Come in with the Rain

Senin, 12 Mei 2014

Faith

Waktu SMA dulu, saya ingat mengisi sebuah form dengan pertanyaan :

Menurut kamu, iman itu apa?

Dan kemudian saya menjawab, iman itu seperti tali layang-layang, tipis, kuat, membawa kita melihat tempat tinggi, tapi tetap menahan kita untuk tidak terbang lepas, tentu kita adalah layang-layangnya.

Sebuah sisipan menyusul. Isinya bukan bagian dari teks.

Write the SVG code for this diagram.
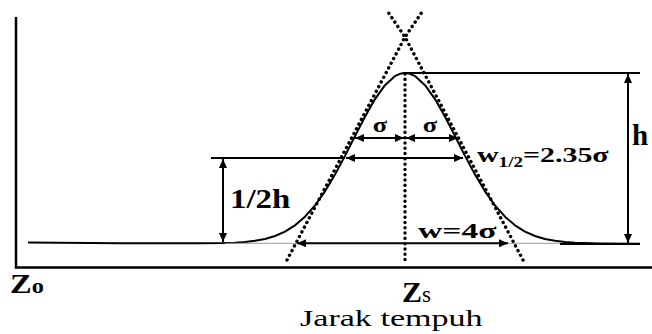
<svg xmlns="http://www.w3.org/2000/svg" width="652" height="334" viewBox="0 0 652 334">
<style>
.ln{stroke:#000;stroke-width:2;fill:none}
.ax{stroke:#000;stroke-width:2.5;fill:none}
.dot{stroke:#000;stroke-width:3.4;fill:none;stroke-dasharray:0.1 5.2;stroke-linecap:round}
.thin{stroke:#999;stroke-width:1;fill:none}
</style>
<defs>
<marker id="ah" markerUnits="userSpaceOnUse" markerWidth="9" markerHeight="8" refX="9" refY="4" orient="auto-start-reverse">
<path d="M0,0 L9,4 L0,8 z" fill="#000"/>
</marker>
</defs>
<rect width="652" height="334" fill="#fff"/>
<g id="axes">
<path class="ax" d="M16,17 V267.5 H652"/>
</g>
<g id="curve">
<path class="ln" stroke-width="2.5" stroke-linejoin="round" d="M28,242.4 L120,243.2 L200,243.3 L225,243.1 L235,242.7 L245,242.0 L255,240.8 L265,239.0 L275,236.0 L285,231.6 L295,225.3 L305,216.7 L315,205.4 L325,191.3 L335,174.6 L345,155.9 L355,136.1 L365,116.7 L375,99.1 L385,85.2 L395,76.1 L400,73.8 L405,73 L410,73.8 L415,76.1 L425,85.2 L435,99.1 L445,116.7 L455,136.1 L465,155.9 L475,174.6 L485,191.3 L495,205.4 L505,216.7 L515,225.3 L525,231.6 L535,236.0 L545,239.0 L555,240.8 L565,242.0 L575,242.7 L585,243.1 L600,243.5 L640,243.7"/>
</g>
<g id="connectors">
<path class="thin" d="M225,243.3 H300 M508,243.3 H560"/>
<polyline class="dot" points="287,260 405,37 422,12"/>
<polyline class="dot" points="523,260 405,37 388,12"/>
<line class="dot" x1="405" y1="74" x2="405" y2="264"/>
<line class="ln" x1="403" y1="73" x2="640" y2="73"/>
<line class="ln" x1="560" y1="244" x2="640" y2="244"/>
<line class="ln" x1="211" y1="158" x2="345" y2="158"/>
<line class="ln" x1="628" y1="74" x2="628" y2="243" marker-start="url(#ah)" marker-end="url(#ah)"/>
<line class="ln" x1="223" y1="159" x2="223" y2="242" marker-start="url(#ah)" marker-end="url(#ah)"/>
<line class="ln" x1="346" y1="158" x2="463" y2="158" marker-start="url(#ah)" marker-end="url(#ah)"/>
<line class="ln" x1="355" y1="138" x2="404" y2="138" marker-start="url(#ah)" marker-end="url(#ah)"/>
<line class="ln" x1="406" y1="138" x2="458" y2="138" marker-start="url(#ah)" marker-end="url(#ah)"/>
<line class="ln" x1="297" y1="243.3" x2="508" y2="243.3" marker-start="url(#ah)" marker-end="url(#ah)"/>
</g>
<g font-family="Liberation Serif, serif" font-weight="bold" fill="#000">
<g id="label-sigma-left"><text font-size="22" text-anchor="middle" transform="translate(380,132) scale(1.2,1)">σ</text></g>
<g id="label-sigma-right"><text font-size="22" text-anchor="middle" transform="translate(430,132) scale(1.2,1)">σ</text></g>
<g id="label-whalf"><text font-size="22" transform="translate(477,162) scale(1.36,1)">w<tspan font-size="14" dy="5">1/2</tspan><tspan dy="-5">=2.35σ</tspan></text></g>
<g id="label-half-h"><text font-size="27" transform="translate(230,208) scale(1.22,1)">1/2h</text></g>
<g id="label-h"><text font-size="29" x="632" y="145">h</text></g>
<g id="label-w"><text font-size="21" transform="translate(418,238) scale(1.6,1)">w=4σ</text></g>
<g id="label-zo"><text font-size="28" transform="translate(10,293) scale(1.16,1)">Z<tspan font-size="21">o</tspan></text></g>
<g id="label-zs"><text font-size="30" x="402" y="302">Z<tspan font-weight="normal" font-size="23">s</tspan></text></g>
<g id="label-axis"><text font-weight="normal" font-size="24" transform="translate(300,326) scale(1.42,1)">Jarak tempuh</text></g>
</g>
</svg>
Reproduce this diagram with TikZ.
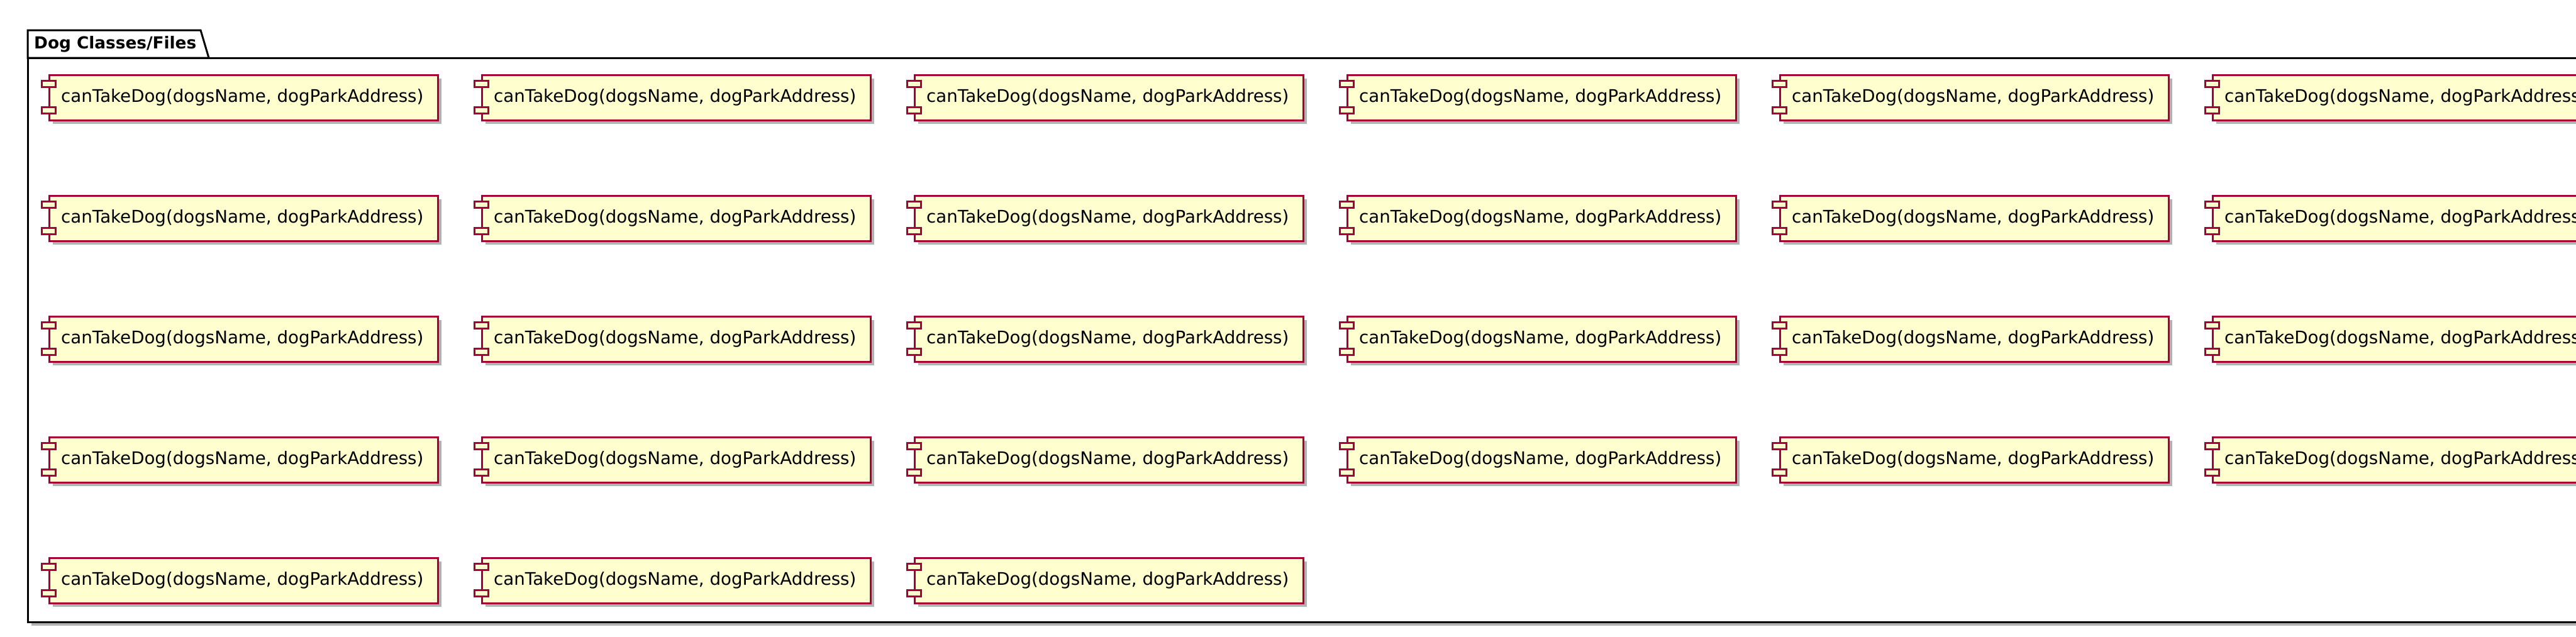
\documentclass[tikz,border=0pt]{standalone}
\usepackage{fontspec}
\setmainfont{DejaVu Sans}
\definecolor{umlred}{HTML}{A80036}
\definecolor{umlfill}{HTML}{FEFECE}
\tikzset{
  comp/.style={draw=umlred, fill=umlfill, line width=3pt, minimum width=618pt, minimum height=72pt, inner sep=0pt, anchor=north west},
  port/.style={draw=umlred, fill=umlfill, line width=3pt},
  shad/.style={fill=black!30},
  pkg/.style={draw=black, line width=3pt}
}
\newcommand{\comptext}{\resizebox{576pt}{!}{canTakeDog(dogsName, dogParkAddress)}}
\begin{document}
\begin{tikzpicture}[x=1pt,y=-1pt]
\useasboundingbox (0,0) rectangle (4096,1012);
\clip (0,0) rectangle (4096,1012);
\fill[white] (0,0) rectangle (4096,1012);
% package
\fill[black!30] (50,98) rectangle (4120,995);
\draw[pkg, fill=white] (44,92) -- (44,989) -- (4120,989) -- (4120,92) -- cycle;
\draw[pkg, fill=white] (44,92) -- (44,48) -- (319,48) -- (332,92) -- cycle;
\node[anchor=west, inner sep=0pt] (title) at (54,70) {\resizebox{258pt}{!}{\bfseries Dog Classes/Files}};
% components
\foreach \r/\n in {0/6,1/6,2/6,3/6,4/3}{
  \foreach \c in {1,...,\n}{
    \pgfmathsetmacro{\xx}{77+(\c-1)*688}
    \pgfmathsetmacro{\yy}{118+\r*192}
    \fill[shad] (\xx+7,\yy+7) rectangle ++(618,72);
    \node[comp] (c\r-\c) at (\xx,\yy) {};
    \node[anchor=west, inner sep=0pt] (t\r-\c) at (\xx+20,\yy+37) {\comptext};
    \draw[port] (\xx-11,\yy+10) rectangle ++(22,10);
    \draw[port] (\xx-11,\yy+52) rectangle ++(22,10);
  }
}
\end{tikzpicture}
\end{document}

Lalu kalau sekarang saya mendapat pertanyaan yang sama, saya akan menjawab,

Menurut saya, iman itu, saat kamu memegang dada kirimu dan merasa takjub akan detak jantung yang terasa begitu ritmik, lebih indah dari simfoni Mozart atau Beethoven nomor berapapun, terus berdetak tanpa terlihat dirigen-nya, tapi kamu percaya ada dirigen yang luar biasa hebat sampai menciptakan ritmik seperti itu dalam milyaran tubuh manusia.

Menurut saya, iman itu saat kamu memandangi langit dan mendapati bintang-bintang diam bersinar di tempatnya, tanpa kamu merasa khawatir mereka akan jatuh menimpamu -yah walaupun memang bisa- karena ada yang menahan mereka untuk tetap beredar di garis edarnya masing-masing. 

Menurut saya, iman itu saat kamu bisa merasakan tetesan hujan -yang ternyata air tawar, bukan air asin, apalagi air asam- padahal hujan itu dari air laut yang menguap, yang seharusnya akan terasa asin.  Dan kamu bersyukur bahwa hujan yang turun hanya rintik-rintik air, bukan datang dalam rintik-rintik bijih besi atau selongsong peluru.


Menurut saya, iman itu berarti terus melangkah, walaupun kamu tidak tau apa yang ada di depan sana, kamu hanya meyakini bahwa segelap apapun, pasti langkahmu akan menjejak di tanah, dan mungkin kamu akan menemukan matahari, atau sinar bulan, atau cahaya lilin, kunang-kunang, atau hanya cahaya fluorescent seperti sticker glow in the dark bentuk bintang-bintang yang biasa kamu tempelkan di dinding kamar, yang akan menerangi jalanmu, sedikit demi sedikit.


Lalu, kalau ada rasa percaya seperti itu, apa perlu lagi agama?


Ya itu sih terserah kalian,


Tapi saya percaya, kalau agama yang akan memberikan batasan-batasan mengenai apa yang kalian percayai.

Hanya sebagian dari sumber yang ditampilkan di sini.